--- begin DATA PROVIDED ---

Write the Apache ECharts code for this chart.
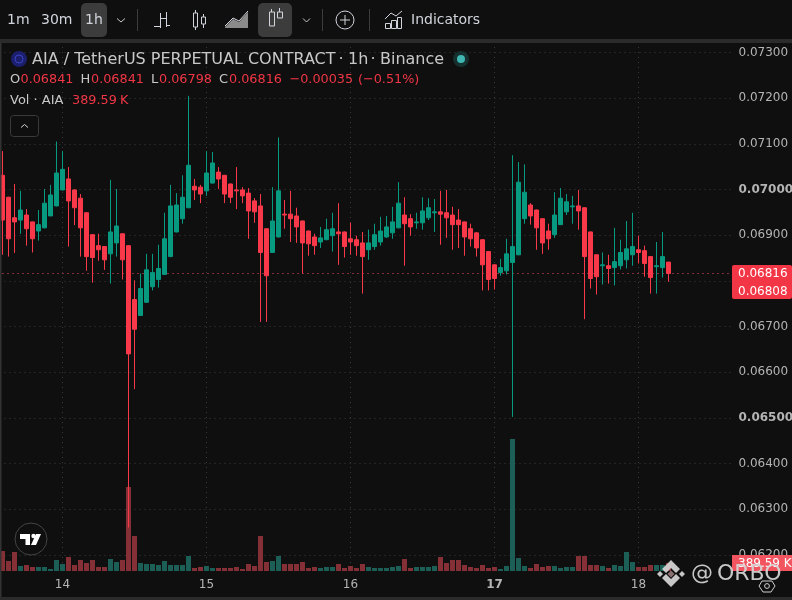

--- end DATA PROVIDED ---
--- begin DATA PROVIDED ---

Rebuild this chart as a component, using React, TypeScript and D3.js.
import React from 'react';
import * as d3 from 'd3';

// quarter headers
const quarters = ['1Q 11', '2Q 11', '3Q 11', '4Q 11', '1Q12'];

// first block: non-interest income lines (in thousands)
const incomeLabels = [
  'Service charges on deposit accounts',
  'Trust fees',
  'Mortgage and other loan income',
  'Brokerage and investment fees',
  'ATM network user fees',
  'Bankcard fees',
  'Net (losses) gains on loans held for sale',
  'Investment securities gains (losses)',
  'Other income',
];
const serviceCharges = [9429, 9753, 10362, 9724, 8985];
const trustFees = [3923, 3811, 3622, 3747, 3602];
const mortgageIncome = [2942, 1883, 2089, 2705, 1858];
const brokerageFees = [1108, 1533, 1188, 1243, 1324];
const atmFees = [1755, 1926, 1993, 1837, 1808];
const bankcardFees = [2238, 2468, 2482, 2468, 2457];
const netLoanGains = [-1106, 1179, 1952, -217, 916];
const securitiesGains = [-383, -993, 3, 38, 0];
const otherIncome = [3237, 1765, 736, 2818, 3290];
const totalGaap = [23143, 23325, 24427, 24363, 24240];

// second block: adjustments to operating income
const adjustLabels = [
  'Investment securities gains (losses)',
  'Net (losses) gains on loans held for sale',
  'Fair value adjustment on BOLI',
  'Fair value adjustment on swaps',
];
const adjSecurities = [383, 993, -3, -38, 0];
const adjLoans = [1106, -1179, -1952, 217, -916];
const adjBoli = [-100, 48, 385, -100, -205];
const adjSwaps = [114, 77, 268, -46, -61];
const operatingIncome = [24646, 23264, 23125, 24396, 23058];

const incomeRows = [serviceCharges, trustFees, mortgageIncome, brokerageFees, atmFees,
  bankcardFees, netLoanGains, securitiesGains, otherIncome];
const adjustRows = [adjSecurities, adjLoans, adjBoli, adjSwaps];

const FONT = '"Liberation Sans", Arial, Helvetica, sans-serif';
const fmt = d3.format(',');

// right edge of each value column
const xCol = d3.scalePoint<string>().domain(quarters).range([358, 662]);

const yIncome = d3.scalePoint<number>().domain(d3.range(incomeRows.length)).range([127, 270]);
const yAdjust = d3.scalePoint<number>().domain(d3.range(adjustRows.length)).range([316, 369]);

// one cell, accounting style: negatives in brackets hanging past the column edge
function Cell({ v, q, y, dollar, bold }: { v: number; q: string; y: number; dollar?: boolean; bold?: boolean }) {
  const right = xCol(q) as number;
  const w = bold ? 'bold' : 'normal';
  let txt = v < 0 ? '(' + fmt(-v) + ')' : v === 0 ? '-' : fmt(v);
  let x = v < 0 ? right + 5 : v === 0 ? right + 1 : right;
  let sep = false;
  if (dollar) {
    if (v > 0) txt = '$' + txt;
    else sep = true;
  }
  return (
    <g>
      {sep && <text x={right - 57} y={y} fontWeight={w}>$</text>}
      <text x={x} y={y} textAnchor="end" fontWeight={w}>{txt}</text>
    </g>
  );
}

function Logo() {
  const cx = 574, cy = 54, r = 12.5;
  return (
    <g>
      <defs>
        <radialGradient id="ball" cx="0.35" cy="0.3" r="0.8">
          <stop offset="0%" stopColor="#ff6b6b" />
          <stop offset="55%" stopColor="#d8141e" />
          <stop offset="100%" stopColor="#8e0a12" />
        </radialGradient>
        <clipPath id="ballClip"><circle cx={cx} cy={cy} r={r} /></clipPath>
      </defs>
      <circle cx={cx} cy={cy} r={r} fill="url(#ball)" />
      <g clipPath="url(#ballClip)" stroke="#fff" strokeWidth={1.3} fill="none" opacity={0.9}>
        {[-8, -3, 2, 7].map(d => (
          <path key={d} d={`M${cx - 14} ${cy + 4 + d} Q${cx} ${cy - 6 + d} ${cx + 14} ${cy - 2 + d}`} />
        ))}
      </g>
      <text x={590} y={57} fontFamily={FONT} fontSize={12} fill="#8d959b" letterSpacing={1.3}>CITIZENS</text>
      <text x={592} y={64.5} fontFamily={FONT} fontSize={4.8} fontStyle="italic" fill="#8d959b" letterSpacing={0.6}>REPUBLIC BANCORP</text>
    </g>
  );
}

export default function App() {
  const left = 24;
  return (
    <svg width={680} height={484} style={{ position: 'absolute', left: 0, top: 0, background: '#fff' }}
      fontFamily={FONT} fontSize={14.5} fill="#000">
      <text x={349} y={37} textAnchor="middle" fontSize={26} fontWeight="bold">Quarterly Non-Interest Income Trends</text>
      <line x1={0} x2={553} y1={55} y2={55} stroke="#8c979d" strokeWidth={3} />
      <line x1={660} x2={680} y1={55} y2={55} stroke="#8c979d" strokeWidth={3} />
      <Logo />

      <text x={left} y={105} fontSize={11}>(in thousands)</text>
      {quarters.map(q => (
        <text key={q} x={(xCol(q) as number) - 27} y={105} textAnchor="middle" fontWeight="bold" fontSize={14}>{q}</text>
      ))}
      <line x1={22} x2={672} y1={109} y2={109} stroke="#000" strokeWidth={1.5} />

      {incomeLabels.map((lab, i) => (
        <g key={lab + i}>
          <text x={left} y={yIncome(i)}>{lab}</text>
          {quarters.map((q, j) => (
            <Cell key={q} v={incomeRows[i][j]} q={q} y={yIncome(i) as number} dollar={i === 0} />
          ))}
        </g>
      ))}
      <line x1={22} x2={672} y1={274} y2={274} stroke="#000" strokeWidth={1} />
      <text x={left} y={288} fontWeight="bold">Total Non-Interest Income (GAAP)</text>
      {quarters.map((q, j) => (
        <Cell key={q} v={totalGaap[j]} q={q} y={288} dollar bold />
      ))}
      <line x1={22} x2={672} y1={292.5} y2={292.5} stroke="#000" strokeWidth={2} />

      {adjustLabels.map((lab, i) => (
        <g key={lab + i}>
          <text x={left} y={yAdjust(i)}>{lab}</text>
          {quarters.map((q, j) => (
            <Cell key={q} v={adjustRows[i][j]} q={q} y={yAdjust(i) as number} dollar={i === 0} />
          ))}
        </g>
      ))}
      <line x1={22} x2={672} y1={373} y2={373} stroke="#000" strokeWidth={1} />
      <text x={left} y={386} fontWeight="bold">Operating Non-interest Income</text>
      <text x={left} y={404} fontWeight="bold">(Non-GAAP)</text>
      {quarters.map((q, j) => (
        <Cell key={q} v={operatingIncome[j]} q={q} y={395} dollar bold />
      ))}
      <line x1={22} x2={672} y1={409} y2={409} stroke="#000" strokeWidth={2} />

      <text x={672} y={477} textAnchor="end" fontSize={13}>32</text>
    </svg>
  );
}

--- end DATA PROVIDED ---

§ **TASK OBJECTIVE**: Reproduce exactly the lines from the one containing "Rebuild this chart" through the one containing "const totalGaap = [23143, 23325, 24427, 24363, 24240];", inclusive, and nothing else.

§ **WRITTEN SOLUTION**:
Rebuild this chart as a component, using React, TypeScript and D3.js.
import React from 'react';
import * as d3 from 'd3';

// quarter headers
const quarters = ['1Q 11', '2Q 11', '3Q 11', '4Q 11', '1Q12'];

// first block: non-interest income lines (in thousands)
const incomeLabels = [
  'Service charges on deposit accounts',
  'Trust fees',
  'Mortgage and other loan income',
  'Brokerage and investment fees',
  'ATM network user fees',
  'Bankcard fees',
  'Net (losses) gains on loans held for sale',
  'Investment securities gains (losses)',
  'Other income',
];
const serviceCharges = [9429, 9753, 10362, 9724, 8985];
const trustFees = [3923, 3811, 3622, 3747, 3602];
const mortgageIncome = [2942, 1883, 2089, 2705, 1858];
const brokerageFees = [1108, 1533, 1188, 1243, 1324];
const atmFees = [1755, 1926, 1993, 1837, 1808];
const bankcardFees = [2238, 2468, 2482, 2468, 2457];
const netLoanGains = [-1106, 1179, 1952, -217, 916];
const securitiesGains = [-383, -993, 3, 38, 0];
const otherIncome = [3237, 1765, 736, 2818, 3290];
const totalGaap = [23143, 23325, 24427, 24363, 24240];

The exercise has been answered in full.